Joseph Schuman Senior Correspondent

(Jan . 8) -- The American employment situation is getting worse despite the broader recovery in the U.S. economy.

About 85,000 jobs were cut from U.S. nonfarm payrolls in December, with much of the loss coming from the usual-suspect categories of construction, manufacturing and firms that handle big-ticket goods such as cars and refrigerators, according to the Labor Department's survey of businesses.

In contrast, the health-care sector and temp agencies continued to hire. The separate survey of households produced an unemployment rate of 10 percent, unchanged from November. That translated into 15.3 million people in the work force counted as unemployed, compared with 7.7. million when the recession started two years earlier.

And the number of people unemployed for 27 weeks or longer continued to rise, reaching 6.1 million last month. About 2.5 million people weren't even counted in the labor force, up from 578,000 a year earlier, because they had stopped looking for work, and among those 929,000 were discouraged workers -- people who believe no jobs for them are out there.

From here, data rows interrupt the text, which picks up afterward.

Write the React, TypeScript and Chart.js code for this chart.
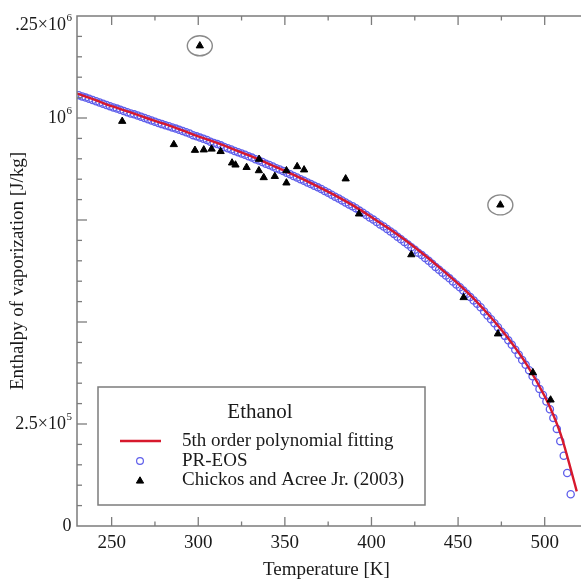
import React, { useEffect, useRef } from 'react';
import { Chart, registerables } from 'chart.js';

Chart.register(...registerables);

const FONT = '"Liberation Serif", "Times New Roman", Times, serif';

// Temperature axis ticks [K]
const xTickValues = [250, 300, 350, 400, 450, 500];
// Y axis labels (values in J/kg); "^" marks a superscript
const yTickValues = [0, 250000, 1000000, 1250000];
const yTickLabels = ['0', '2.5×10^5', '10^6', '.25×10^6'];

// 5th order polynomial fitting (red line), enthalpy in 10^6 J/kg
const fitT = [230, 240, 250, 260, 270, 280, 290, 300, 310, 320, 330, 340, 350, 360, 370, 380, 390, 400,
  410, 420, 430, 440, 450, 460, 470, 480, 490, 500, 505, 510, 515, 518.5];
const fitH = [1.060, 1.045, 1.029, 1.015, 1.000, 0.986, 0.971, 0.955, 0.940, 0.924, 0.907, 0.889, 0.870,
  0.851, 0.830, 0.808, 0.784, 0.757, 0.729, 0.699, 0.666, 0.631, 0.594, 0.553, 0.506, 0.454, 0.393, 0.318,
  0.272, 0.215, 0.140, 0.085];

// PR-EOS (blue open circles), enthalpy in 10^6 J/kg
const eosT = [231, 233, 235, 237, 239, 241, 243, 245, 247, 249, 251, 253, 255, 257, 259, 261, 263, 265, 267, 269,
  271, 273, 275, 277, 279, 281, 283, 285, 287, 289, 291, 293, 295, 297, 299, 301, 303, 305, 307, 309,
  311, 313, 315, 317, 319, 321, 323, 325, 327, 329, 331, 333, 335, 337, 339, 341, 343, 345, 347, 349,
  351, 353, 355, 357, 359, 361, 363, 365, 367, 369, 371, 373, 375, 377, 379, 381, 383, 385, 387, 389,
  391, 393, 395, 397, 399, 401, 403, 405, 407, 409, 411, 413, 415, 417, 419, 421, 423, 425, 427, 429,
  431, 433, 435, 437, 439, 441, 443, 445, 447, 449, 451, 453, 455, 457, 459, 461, 463, 465, 467, 469,
  471, 473, 475, 477, 479, 481, 483, 485, 487, 489, 491, 493, 495, 497, 499, 501, 503, 505, 507, 509,
  511, 513, 515];
const eosH = [1.056, 1.053, 1.050, 1.047, 1.044, 1.041, 1.038, 1.035, 1.032, 1.029, 1.026,
  1.023, 1.020, 1.017, 1.014, 1.011, 1.009, 1.006, 1.003, 1.000, 0.997,
  0.994, 0.991, 0.988, 0.985, 0.982, 0.980, 0.977, 0.974, 0.971, 0.968,
  0.965, 0.962, 0.958, 0.955, 0.952, 0.949, 0.946, 0.942, 0.939, 0.936,
  0.933, 0.929, 0.926, 0.923, 0.919, 0.916, 0.913, 0.910, 0.906, 0.903,
  0.899, 0.896, 0.892, 0.888, 0.885, 0.881, 0.877, 0.874, 0.870, 0.866,
  0.862, 0.858, 0.854, 0.850, 0.846, 0.842, 0.838, 0.834, 0.830, 0.826,
  0.821, 0.817, 0.812, 0.807, 0.803, 0.798, 0.793, 0.788, 0.784, 0.779,
  0.773, 0.768, 0.762, 0.756, 0.751, 0.745, 0.739, 0.734, 0.728, 0.722,
  0.716, 0.709, 0.703, 0.696, 0.690, 0.683, 0.677, 0.670, 0.664, 0.657,
  0.650, 0.643, 0.635, 0.628, 0.621, 0.614, 0.607, 0.599, 0.592, 0.585,
  0.577, 0.569, 0.561, 0.553, 0.545,
  0.536, 0.526, 0.516, 0.507, 0.497,
  0.487, 0.476, 0.466, 0.455, 0.444,
  0.432, 0.420, 0.407, 0.395, 0.382,
  0.367, 0.352, 0.336, 0.321, 0.305,
  0.286, 0.265, 0.238, 0.208, 0.172, 0.130, 0.078];

// Chickos and Acree Jr. (2003) (black triangles), enthalpy in 10^6 J/kg
const expT = [256.1, 285.9, 298.1, 303.2, 307.7, 312.9, 319.5, 321.5, 327.9, 335.1, 335.0, 337.8, 344.2,
  350.9, 350.9, 357.1, 361.1, 385.1, 392.8, 423.0, 453.2, 473.0, 493.2, 503.4];
const expH = [0.992, 0.935, 0.921, 0.922, 0.924, 0.918, 0.890, 0.885, 0.879, 0.899, 0.871, 0.854, 0.857,
  0.871, 0.841, 0.881, 0.873, 0.851, 0.765, 0.665, 0.560, 0.471, 0.376, 0.309];
// circled outliers of the same data set
const outlierT = [300.9, 474.4];
const outlierH = [1.177, 0.787];

const legendTitle = 'Ethanol';

const AXIS = '#7c7c7c';
const TEXT = '#1a1a1a';
const RED = 'rgb(215,25,45)';
const BLUE = 'rgb(95,95,235)';

function drawTriangle(ctx: CanvasRenderingContext2D, x: number, y: number, r: number) {
  ctx.beginPath();
  ctx.moveTo(x, y - r);
  ctx.lineTo(x + r * Math.sin(Math.PI / 3), y + r / 2);
  ctx.lineTo(x - r * Math.sin(Math.PI / 3), y + r / 2);
  ctx.closePath();
  ctx.fill();
  ctx.stroke();
}

const decorPlugin = {
  id: 'decor',
  afterDraw(chart: any) {
    const { ctx, chartArea: a, scales } = chart;
    const xs = scales.x;
    const ys = scales.y;
    const edge = chart.width + 2;
    ctx.save();
    // frame: top, left, bottom (the right side lies past the picture's edge)
    ctx.strokeStyle = AXIS;
    ctx.lineWidth = 1.5;
    ctx.beginPath();
    ctx.moveTo(edge, a.top);
    ctx.lineTo(a.left, a.top);
    ctx.lineTo(a.left, a.bottom);
    ctx.lineTo(edge, a.bottom);
    ctx.stroke();
    // x ticks (inward), major 50, minor 25
    ctx.lineWidth = 1.3;
    for (let t = 250; t <= 525; t += 25) {
      const px = xs.getPixelForValue(t);
      const len = t % 50 === 0 ? 9 : 4.5;
      ctx.beginPath();
      ctx.moveTo(px, a.bottom);
      ctx.lineTo(px, a.bottom - len);
      ctx.moveTo(px, a.top);
      ctx.lineTo(px, a.top + len);
      ctx.stroke();
    }
    // y ticks (inward), major 250000, minor 50000
    for (let v = 50000; v < 1250000; v += 50000) {
      const py = ys.getPixelForValue(v);
      const len = v % 250000 === 0 ? 10 : 5;
      ctx.beginPath();
      ctx.moveTo(a.left, py);
      ctx.lineTo(a.left + len, py);
      ctx.stroke();
    }
    // y tick labels with superscripts
    ctx.fillStyle = TEXT;
    ctx.textBaseline = 'middle';
    ctx.textAlign = 'right';
    yTickValues.forEach((v, i) => {
      let py = ys.getPixelForValue(v);
      py = Math.max(py, a.top + 9);
      const parts = yTickLabels[i].split('^');
      const xr = a.left - 5;
      let supW = 0;
      if (parts[1]) {
        ctx.font = `11px ${FONT}`;
        supW = ctx.measureText(parts[1]).width;
        ctx.fillText(parts[1], xr, py - 7);
      }
      ctx.font = `18px ${FONT}`;
      ctx.fillText(parts[0], xr - supW - 0.5, py);
    });
    // circles around outliers
    ctx.strokeStyle = '#8a8a8a';
    ctx.lineWidth = 1.4;
    outlierT.forEach((t, i) => {
      const cx = xs.getPixelForValue(t);
      const cy = ys.getPixelForValue(outlierH[i] * 1e6);
      ctx.beginPath();
      ctx.ellipse(cx, cy, 12.5, 10, 0, 0, Math.PI * 2);
      ctx.stroke();
    });
    // legend box
    const bx = a.left + 21;
    const by = a.top + 371;
    const bw = 327;
    const bh = 118;
    ctx.fillStyle = '#ffffff';
    ctx.fillRect(bx, by, bw, bh);
    ctx.strokeStyle = AXIS;
    ctx.lineWidth = 1.5;
    ctx.strokeRect(bx, by, bw, bh);
    ctx.fillStyle = TEXT;
    ctx.textAlign = 'center';
    ctx.font = `21px ${FONT}`;
    ctx.fillText(legendTitle, bx + 162, by + 25);
    ctx.textAlign = 'left';
    ctx.font = `19px ${FONT}`;
    const ds = chart.data.datasets;
    const rows = [54, 74, 93];
    const sx = bx + 42;
    ds.forEach((d: any, i: number) => {
      const ry = by + rows[i];
      if (d.showLine) {
        ctx.strokeStyle = d.borderColor;
        ctx.lineWidth = 2.4;
        ctx.beginPath();
        ctx.moveTo(sx - 20, ry);
        ctx.lineTo(sx + 21, ry);
        ctx.stroke();
      } else if (d.pointStyle === 'circle') {
        ctx.strokeStyle = d.borderColor;
        ctx.lineWidth = 1.2;
        ctx.beginPath();
        ctx.arc(sx, ry, 3.4, 0, Math.PI * 2);
        ctx.stroke();
      } else {
        ctx.fillStyle = '#000';
        ctx.strokeStyle = '#000';
        ctx.lineWidth = 1;
        drawTriangle(ctx, sx, ry + 1, 4.2);
      }
      ctx.fillStyle = TEXT;
      ctx.fillText(d.label, bx + 84, ry);
    });
    ctx.restore();
  },
};

export default function App() {
  const ref = useRef<HTMLCanvasElement>(null);
  useEffect(() => {
    document.documentElement.style.overflow = 'hidden';
    document.body.style.margin = '0';
    document.body.style.overflow = 'hidden';
    const canvas = ref.current;
    if (!canvas) return;
    const expPoints = expT.map((t, i) => ({ x: t, y: expH[i] * 1e6 }))
      .concat(outlierT.map((t, i) => ({ x: t, y: outlierH[i] * 1e6 })));
    const chart = new Chart(canvas, {
      type: 'scatter',
      data: {
        datasets: [
          {
            label: '5th order polynomial fitting',
            data: fitT.map((t, i) => ({ x: t, y: fitH[i] * 1e6 })),
            showLine: true,
            borderColor: RED,
            backgroundColor: RED,
            borderWidth: 2.4,
            pointRadius: 0,
            cubicInterpolationMode: 'monotone',
            clip: { left: 0, top: 0, right: 8, bottom: 0 },
            order: 1,
          } as any,
          {
            label: 'PR-EOS',
            data: eosT.map((t, i) => ({ x: t, y: eosH[i] * 1e6 })),
            showLine: false,
            pointStyle: 'circle',
            borderColor: BLUE,
            backgroundColor: 'rgba(0,0,0,0)',
            borderWidth: 1.3,
            pointRadius: 3.6,
            clip: { left: 0, top: 0, right: 8, bottom: 0 },
            order: 2,
          } as any,
          {
            label: 'Chickos and Acree Jr. (2003)',
            data: expPoints,
            showLine: false,
            pointStyle: 'triangle',
            borderColor: '#000',
            backgroundColor: '#000',
            borderWidth: 1,
            pointRadius: 4.2,
            order: 0,
          } as any,
        ],
      },
      options: {
        animation: false,
        responsive: false,
        devicePixelRatio: 1,
        layout: { padding: { top: 16, right: 0, left: 0, bottom: 0 } },
        plugins: { legend: { display: false }, tooltip: { enabled: false } },
        scales: {
          x: {
            type: 'linear',
            min: 230,
            max: 517.9,
            grid: { display: false, drawTicks: false },
            border: { display: false },
            afterBuildTicks: (s: any) => { s.ticks = xTickValues.map((v) => ({ value: v })); },
            afterFit: (s: any) => { s.height = 58; },
            ticks: {
              font: { family: FONT, size: 19 },
              color: TEXT,
              padding: 6,
              maxRotation: 0,
              autoSkip: false,
              callback: (v: any) => String(v),
            },
            title: {
              display: true,
              text: 'Temperature [K]',
              font: { family: FONT, size: 19 },
              color: TEXT,
              padding: { top: 0, bottom: 3 },
            },
          },
          y: {
            type: 'linear',
            min: 0,
            max: 1250000,
            grid: { display: false, drawTicks: false },
            border: { display: false },
            afterFit: (s: any) => { s.width = 77; },
            ticks: { display: false },
            title: {
              display: true,
              text: 'Enthalpy of vaporization [J/kg]',
              font: { family: FONT, size: 19 },
              color: TEXT,
              padding: { top: 7, bottom: 0 },
            },
          },
        },
      } as any,
      plugins: [decorPlugin],
    });
    return () => chart.destroy();
  }, []);
  return (
    <div style={{ width: 581, height: 584, overflow: 'hidden', position: 'relative', background: '#fff' }}>
      <canvas ref={ref} width={581} height={584} style={{ display: 'block', width: 581, height: 584 }} />
    </div>
  );
}
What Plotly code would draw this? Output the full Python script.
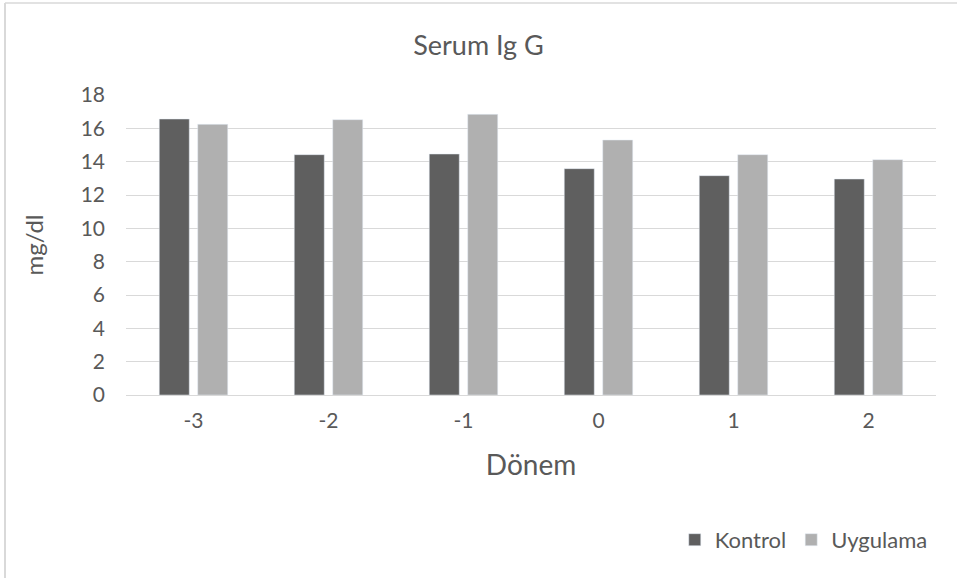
import plotly.graph_objects as go

categories = ["-3", "-2", "-1", "0", "1", "2"]
kontrol = [16.56, 14.42, 14.46, 13.58, 13.16, 12.96]
uygulama = [16.24, 16.52, 16.84, 15.30, 14.42, 14.12]
y_ticks = [0, 2, 4, 6, 8, 10, 12, 14, 16, 18]

FONT = "Lato"
TXT = "#595959"
BORDER = "#d9d9d9"

fig = go.Figure()
fig.add_trace(go.Bar(name="Kontrol", x=categories, y=kontrol, marker_color="#5f5f5f"))
fig.add_trace(go.Bar(name="Uygulama", x=categories, y=uygulama, marker_color="#b0b0b0"))

fig.update_layout(
    width=957, height=578,
    margin=dict(l=126, r=21, t=95, b=183),
    paper_bgcolor="white", plot_bgcolor="white",
    barmode="group", bargap=0.43, bargroupgap=0.22,
    font=dict(family=FONT, color=TXT, size=20),
    title=dict(text="Serum Ig G", x=0.5, xanchor="center", y=0.922, yanchor="middle",
               font=dict(size=27, color=TXT, family=FONT)),
    showlegend=True,
    legend=dict(orientation="h", x=0.996, xanchor="right", y=-0.483, yanchor="middle",
                font=dict(size=22, color=TXT, family=FONT), traceorder="normal",
                itemwidth=30),
    xaxis=dict(type="category", showgrid=False, showline=True, linecolor=BORDER, linewidth=1,
               ticks="", tickfont=dict(size=21, color=TXT), ticklabelstandoff=7,
               title=dict(text="Dönem", font=dict(size=28, color=TXT), standoff=24)),
    yaxis=dict(range=[0, 18], tickvals=y_ticks, showgrid=True, gridcolor=BORDER, gridwidth=1,
               zeroline=False, showline=False, ticks="", ticklabelstandoff=20,
               tickfont=dict(size=21, color=TXT),
               title=dict(text="mg/dl", font=dict(size=24, color=TXT), standoff=30)),
    shapes=[
        dict(type="line", xref="paper", yref="paper", x0=-0.1494, x1=-0.1494, y0=1.3067, y1=-0.62,
             line=dict(color=BORDER, width=2)),
        dict(type="line", xref="paper", yref="paper", x0=-0.1494, x1=1.03, y0=1.3067, y1=1.3067,
             line=dict(color=BORDER, width=1.5)),
    ],
)

fig.write_html("out.html", config={"displayModeBar": False},
               post_script="document.body.style.margin='0';")
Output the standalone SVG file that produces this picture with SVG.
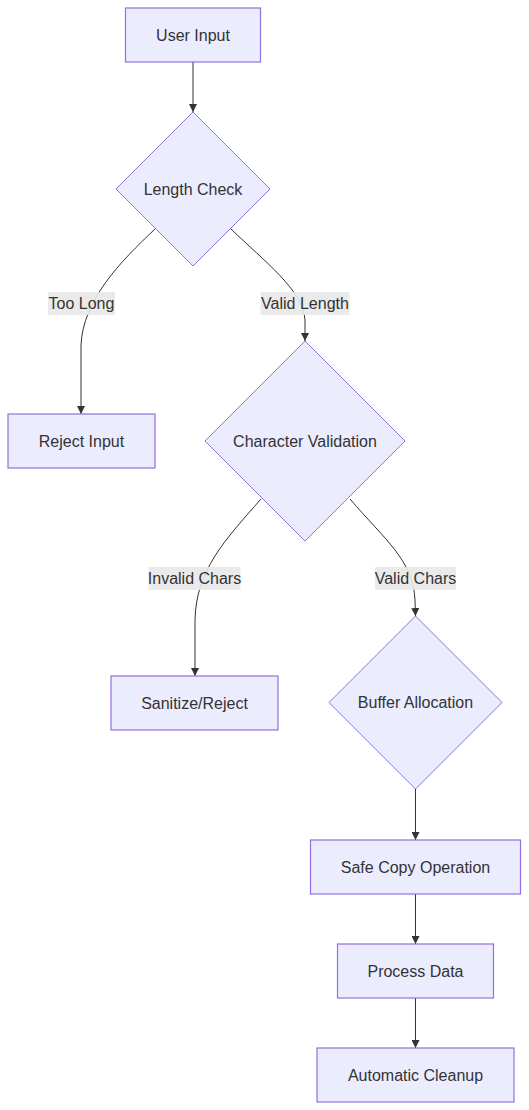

Still, the pace of layoffs over the long term has improved. During the first three months of 2009, an average of 691,000 jobs were lost per month. Fourth-quarter losses averaged out to just a tenth of that. And the government revised November's payroll numbers to an actual gain of 4,000 jobs from the loss of 11,000 initially reported. That may be a statistical blip, but it will be a welcome one to economists.

Another piece of good news was an increase of average hourly earnings by nonsupervisory worker of 3 cents.